A 12-storey mixed-use tower proposed for a car park on Church Street, Richmond has sparked a petition with 2,400 signatures. Two suburbs over, residents of Northcote are mobilising against plans for a six-storey development near High Street. Meanwhile, Frankston's rapid growth corridor continues to attract major projects that divide locals.
These aren't isolated skirmishes. With Victoria's median house price holding around $920,000 and units at $620,000, Melbourne is under relentless development pressure. Planning applications in established suburbs have surged, and so has community pushback—creating a predictable clash that reveals two genuinely competing visions for the city's future.
The residents' case
Objectors rarely oppose housing outright. Instead, they cite specific concerns: overshadowing of parks like Burnley Park or local reserves; parking pressure on already congested streets; and strain on schools, GP clinics and public transport. A development in Balwyn North last year saw 800 objections filed, with many citing the Koonung Creek Trail's proximity and traffic impacts on Mountain Highway.

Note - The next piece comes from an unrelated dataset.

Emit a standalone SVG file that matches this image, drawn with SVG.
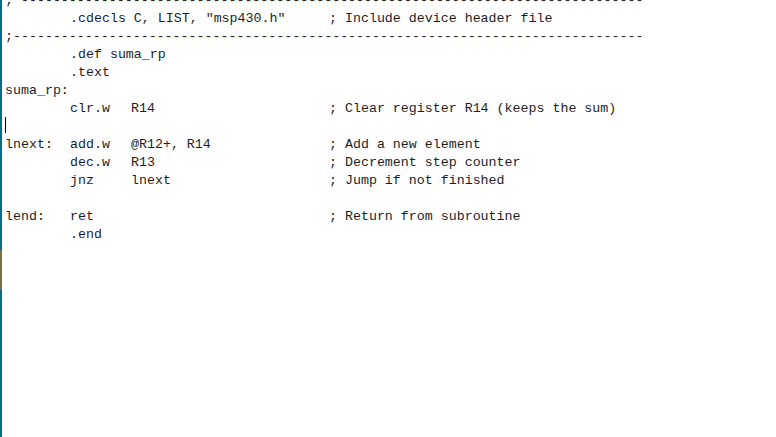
<svg xmlns="http://www.w3.org/2000/svg" width="776" height="437" viewBox="0 0 776 437">
<style>text{font-family:"Liberation Mono","DejaVu Sans Mono",monospace;font-size:13.3px;fill:#1e1e1e;white-space:pre}</style>
<rect width="776" height="437" fill="#fff"/>
<rect x="0" y="0" width="2" height="437" fill="#0a6b84"/>
<rect x="0" y="250" width="2" height="40" fill="#7a6e48"/>
<g id="code" xml:space="preserve">
<text x="5" y="4">; ------------------------------------------------------------------------------</text>
<text x="70" y="22">.cdecls C, LIST, "msp430.h"</text><text x="329" y="22">; Include device header file</text>
<text x="5" y="40">;-------------------------------------------------------------------------------</text>
<text x="70" y="58">.def suma_rp</text>
<text x="70" y="76">.text</text>
<text x="5" y="94">suma_rp:</text>
<text x="70" y="112">clr.w</text><text x="131" y="112">R14</text><text x="329" y="112">; Clear register R14 (keeps the sum)</text>
<text x="5" y="148">lnext:</text><text x="70" y="148">add.w</text><text x="131" y="148">@R12+, R14</text><text x="329" y="148">; Add a new element</text>
<text x="70" y="166">dec.w</text><text x="131" y="166">R13</text><text x="329" y="166">; Decrement step counter</text>
<text x="70" y="184">jnz</text><text x="131" y="184">lnext</text><text x="329" y="184">; Jump if not finished</text>
<text x="5" y="220">lend:</text><text x="70" y="220">ret</text><text x="329" y="220">; Return from subroutine</text>
<text x="70" y="238">.end</text>
</g>
<rect x="5" y="117" width="1" height="16" fill="#000"/>
</svg>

"We're not NIMBY," one Hawthorn resident told council planners. "We just want growth that matches infrastructure." That frustration is real. Melbourne's outer suburbs grew 2.3 per cent annually over five years; inner suburbs closer to 1.5 per cent. Yet planning often moves faster than council services.
The developer perspective
Builders and housing advocates counter that opposition is essentially gatekeeping. They note Victoria needs 70,000 additional homes per year to meet migration and first-home buyer demand. Without infill development in accessible suburbs—not just greenfield sprawl to Pakenham and beyond—prices stay stratospheric and renters squeeze further.
A recent report from the Urban Development Institute argues that "community objections, however well-intentioned, regularly delay projects by 18-36 months, inflating construction costs and pushing final housing prices higher." They cite a Coburg apartment complex delayed four years by objections, eventually approved with minimal changes.
Where the middle ground sits
Progressive planners suggest the answer lies in pre-development engagement and transparent guidelines. Some councils now require developers to host information sessions before lodging applications. Bayside councils have begun publishing "development frameworks" showing exactly where medium-density housing is acceptable.
The tension won't disappear. Melbourne genuinely needs both housing supply and liveable neighbourhoods. But as suburbs from Frankston to Camberwell face their next wave of applications, residents and builders would benefit from recognising: both sides have legitimate claims on the city's future.